ViT+CLIP+NeRF: Fewshot Learning, Putting NeRF on a Diet
Is anyone interested in Computer Vision Field?
Our team project goal is the implementation of this paper: Putting NeRF on a Diet: Semantically Consistent Few-Shot View Synthesis :
With this project, We will code a 3D neural scene representation (NeRF: Neural Radiances Field) estimated from a few images.
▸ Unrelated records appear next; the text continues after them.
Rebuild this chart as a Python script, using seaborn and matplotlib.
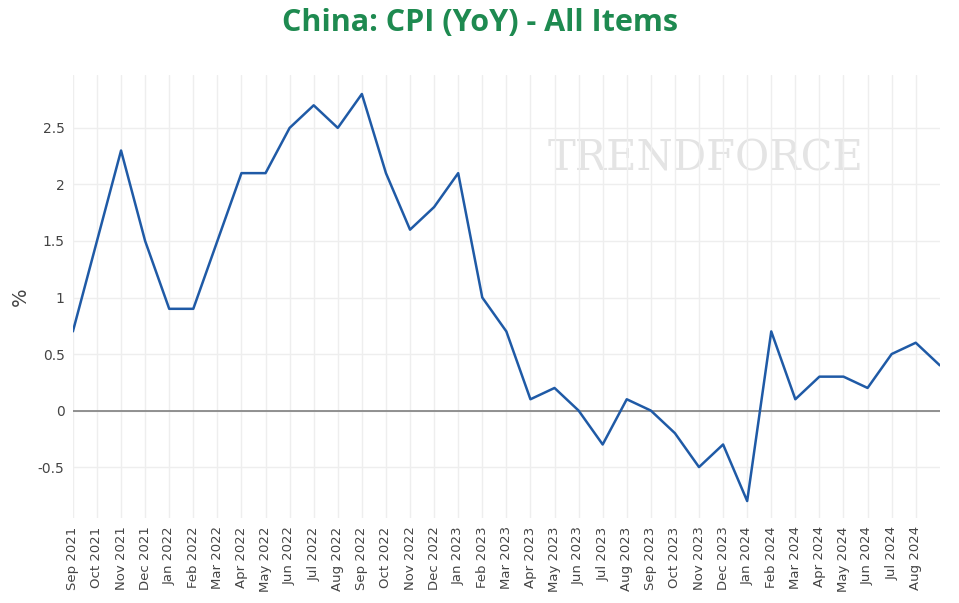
import matplotlib
matplotlib.use("Agg")
import matplotlib.pyplot as plt
import seaborn as sns
import pandas as pd

months = ["Sep 2021","Oct 2021","Nov 2021","Dec 2021","Jan 2022","Feb 2022","Mar 2022","Apr 2022","May 2022","Jun 2022","Jul 2022","Aug 2022","Sep 2022","Oct 2022","Nov 2022","Dec 2022","Jan 2023","Feb 2023","Mar 2023","Apr 2023","May 2023","Jun 2023","Jul 2023","Aug 2023","Sep 2023","Oct 2023","Nov 2023","Dec 2023","Jan 2024","Feb 2024","Mar 2024","Apr 2024","May 2024","Jun 2024","Jul 2024","Aug 2024","Sep 2024"]
cpi = [0.7,1.5,2.3,1.5,0.9,0.9,1.5,2.1,2.1,2.5,2.7,2.5,2.8,2.1,1.6,1.8,2.1,1.0,0.7,0.1,0.2,0.0,-0.3,0.1,0.0,-0.2,-0.5,-0.3,-0.8,0.7,0.1,0.3,0.3,0.2,0.5,0.6,0.4]
yticks = [-0.5,0,0.5,1,1.5,2,2.5]
ytick_labels = ["-0.5","0","0.5","1","1.5","2","2.5"]

df = pd.DataFrame({"x": range(len(months)), "cpi": cpi})
sns.set_style("white")
fig = plt.figure(figsize=(9.59,6.03), dpi=100)
ax = fig.add_axes([0.076,0.141,0.904,0.735])
ax.grid(True, color="#eeeeee", lw=1)
ax.axhline(0, color="#888888", lw=1.3, zorder=1)
sns.lineplot(data=df, x="x", y="cpi", ax=ax, color="#1f5aa6", lw=1.8, zorder=3)
ax.set_xlim(0, len(months)-1)
ax.set_ylim(-0.95, 2.97)
ax.set_xticks(range(len(months)-1))
ax.set_xticklabels(months[:-1], rotation=90, fontsize=9.5, color="#444444")
ax.set_yticks(yticks)
ax.set_yticklabels(ytick_labels, fontsize=10, color="#444444")
ax.tick_params(length=0, pad=6)
ax.set_xlabel("")
ax.set_ylabel("%", fontsize=14, color="#444444")
ax.yaxis.set_label_coords(-0.05, 0.5)
for s in ax.spines.values():
    s.set_visible(False)
ax.text(0.73, 0.81, "TRENDFORCE", transform=ax.transAxes, fontsize=30, color="#e4e4e4",
        family="DejaVu Serif", ha="center", va="center", zorder=0)
fig.text(0.5, 0.962, "China: CPI (YoY) - All Items", ha="center", va="center",
         fontsize=22, fontweight="bold", color="#1e8a50", family="Open Sans")
fig.savefig("out.png", dpi=100)
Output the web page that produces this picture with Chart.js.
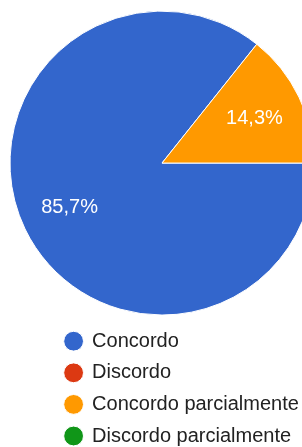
<!DOCTYPE html>
<html>
<head>
<meta charset="utf-8">
<script src="https://cdn.jsdelivr.net/npm/chart.js@4"></script>
<style>
  html, body { margin: 0; padding: 0; overflow: hidden; background: #fff; }
</style>
</head>
<body>
<canvas id="pie" width="302" height="456"></canvas>
<script>
// answers and counts
const categories = ['Concordo', 'Discordo', 'Concordo parcialmente', 'Discordo parcialmente'];
const counts = [6, 0, 1, 0];
const colors = ['#3366cc', '#dc3912', '#ff9900', '#109618'];

const FONT = '"Liberation Sans", Arial, sans-serif';
const PIE_CENTER_X = 162;

// legend is indented, but the pie is not: move the chart area back
const recenter = {
    id: 'recenter',
    afterLayout(chart) {
        const area = chart.chartArea;
        area.left = 2 * PIE_CENTER_X - area.right;
        area.width = area.right - area.left;
    }
};

// percent labels inside the slices
const sliceLabels = {
    id: 'sliceLabels',
    afterDatasetsDraw(chart) {
        const ctx = chart.ctx;
        const meta = chart.getDatasetMeta(0);
        const total = counts.reduce((a, b) => a + b, 0);
        ctx.save();
        ctx.fillStyle = '#ffffff';
        ctx.font = '20px ' + FONT;
        ctx.textAlign = 'center';
        ctx.textBaseline = 'middle';
        meta.data.forEach((arc, i) => {
            if (!counts[i]) return;
            const p = arc.getProps(['x', 'y', 'startAngle', 'endAngle', 'outerRadius'], true);
            const mid = (p.startAngle + p.endAngle) / 2;
            const r = p.outerRadius * 0.675;
            const txt = (counts[i] / total * 100).toFixed(1).replace('.', ',') + '%';
            ctx.fillText(txt, p.x + Math.cos(mid) * r, p.y + Math.sin(mid) * r);
        });
        ctx.restore();
    }
};

const chart = new Chart(document.getElementById('pie'), {
    type: 'pie',
    data: {
        labels: categories,
        datasets: [{
            data: counts,
            backgroundColor: colors,
            borderColor: '#ffffff',
            borderWidth: 1,
            radius: 152
        }]
    },
    options: {
        responsive: false,
        animation: false,
        rotation: 90,
        layout: {
            padding: { left: 53.5, right: 0, top: 6.5, bottom: 0 }
        },
        plugins: {
            tooltip: { enabled: false },
            legend: {
                position: 'bottom',
                align: 'start',
                labels: {
                    usePointStyle: true,
                    pointStyle: 'circle',
                    boxWidth: 17,
                    boxHeight: 14,
                    padding: 11.6,
                    color: '#222222',
                    font: { family: FONT, size: 20 }
                }
            }
        }
    },
    plugins: [recenter, sliceLabels]
});
</script>
</body>
</html>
Which is based on extracting the semantic information using a pre-trained visual encoder such as CLIP, a Vision Transformer.
1. Languages and Skills
Languages : Python, Pytorch, JAX
Other Skills : Git, Github, Cloud Computing Experience
2. Model / Baseline Code
ViT, CLIP : https://github.com/openai/CLIP
Meatlearning-NeRF (Learned Initialization Paper : JAX Based NeRF Code) : https://github.com/tancik/learnit
NeRF (Pytorch Based NeRF Code) : https://github.com/yenchenlin/nerf-pytorch
@valhalla Thank you for fast response. Could I reply after checking more detail on the paper? At now I guess that CLIP and NeRF could be available as JAX code but connecting CLIP and NeRF + Training unified model to new data would be challenge for our team. Also we will consider detail implementation on the paper.